At first glance, the selection seems an odd choice for Pompa-Baldi. You would think that the First Concerto would have been his first choice — the piece is pure virtuosity, showing off a pianist’s skills as well as anything written. In a recent phone conversation, however, Pompa-Baldi said bluntly, “I really hate that [First] concerto. It’s a showpiece, and that’s all. The Second is totally different. It develops poetic ideas and takes them to their logical conclusions.”

Pompa-Baldi’s performing style is intensely musical, some might say flamboyant, and seems ideally suited to the great 19th-century Romantic repertory. His whole body participates in the music — he sways back and forth, a free arm outlining a phrase in the air, his head conducting the orchestra. Asked about this free-for-all style, the pianist said, “I’m so immersed in the music, I’m not aware of doing that. When I see a video of a performance, I’m embarrassed at all the movement, but I can’t help it. I’m so involved, I just respond and don’t think about anything else.” His impromptu choreography stops short of being a distraction and can actually pull you into the performance.

Pompa-Baldi was recently named a Steinway Artist by the illustrious piano makers and has been appointed a distinguished professor of piano at the Cleveland Institute of Music — not bad for a 28-year-old just starting out. After placing high or winning more than 20 piano competitions from the age of 13, he is settling down now to 50 performing engagements this year. He’s also looking forward to a New York recital debut next season in Zankel Hall, the new chamber music auditorium built in the basement of Carnegie Hall, where the venerable Carnegie Cinema used to be. He joins three other top winners of the last Van Cliburn Competition in a four-day festival featuring one pianist each night, a switch from the old gold-medalist-only New York recital given to the winner right after the competition. Competition executive director Richard Rodzinski said: “We’ll let the New York public decide which contestant it likes, after the pianists have had a chance to quiet down.”
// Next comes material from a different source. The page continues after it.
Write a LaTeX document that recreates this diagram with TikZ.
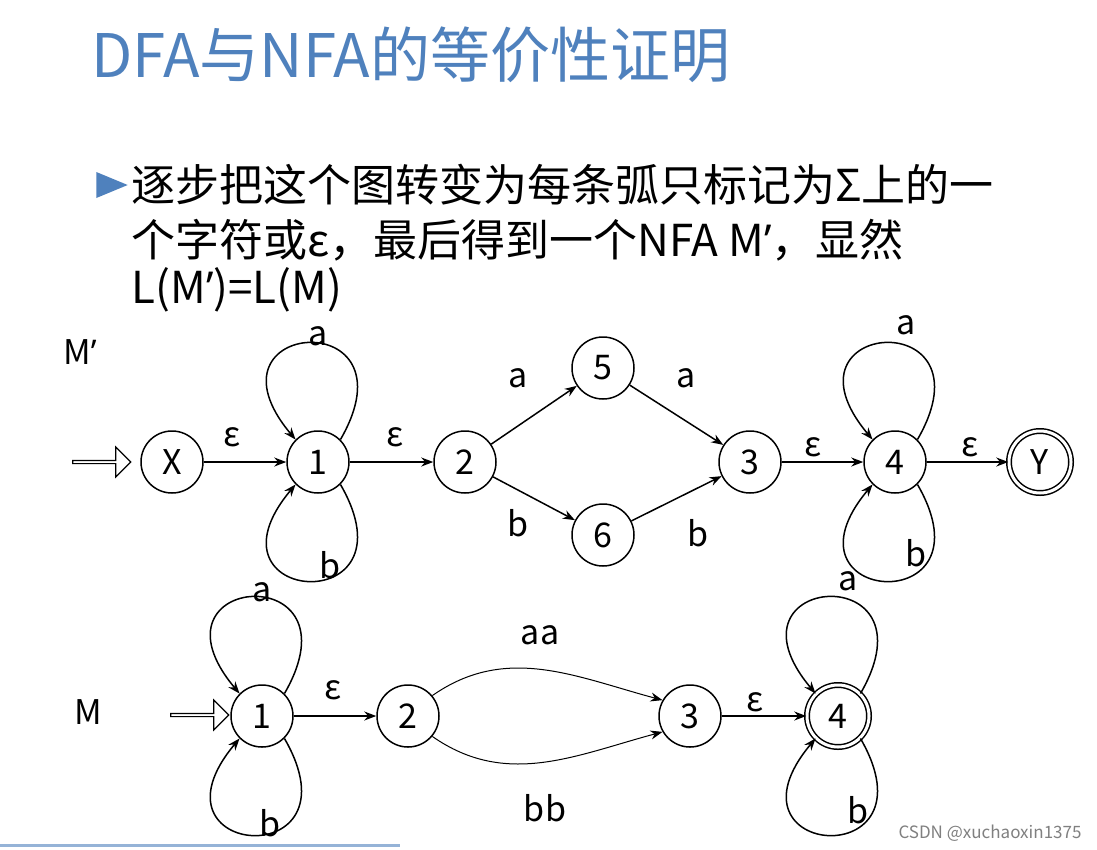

In three seasons Harth-Bedoya has laid to rest the question of whether youth is up to building an orchestra as it gets its sea legs — as well as making interesting music. The answer in this case is yes. The orchestra’s strings glisten with new flexibility and strength, and the other sections appear more solid and sure of themselves. To be sure, the young Peruvian will occasionally knock you over in climactic moments with a wall of sound that blurs the instrumental choirs, and other times will accept woodwind entrances louder than wanted. And one wonders about the hastily assembled non-subscription concert this season that featured the antiphonal brass music of Gabrielli interspersed between movements of a Bach Suite for Orchestra that sounded as if everyone was sight reading.

Yet that was the same program in which he and concert master Michael Shih joined forces to create a remarkable musical statement with their performance of the little violin concertos that make up Vivaldi’s Four Seasons, as intimate, personal, and polished a reading as one hopes to hear. There’s always something to brighten a Harth-Bedoya program, and one usually comes away feeling all is right with the world.

The conductor also turned his talents to opera this season, overseeing the Fort Worth Opera’s Romeo and Juliet. He rearranged the orchestra, pulling the strings and woodwinds out from under the overhang and raising the pit more than a foot, which increased the brilliance and balance of his musicians and, unfortunately, brought the fire marshal down on his head. The problem, something to do with spacing, was worked out, but at some point the opera company is going to have to bite the bullet and give up the first rows of orchestra seats to allow another section of the pit, hidden underneath, to be lowered and put to use. It would mean a big chunk of lost ticket income, but the artistic benefits should outweigh other considerations.

To round out the coming concerts, Harth-Bedoya has scheduled Richard Strauss’ tone poem Don Juan, Tchaikovsky’s musical look at Francesca da Rimini, and contemporary composer John Corigliano’s Tournaments.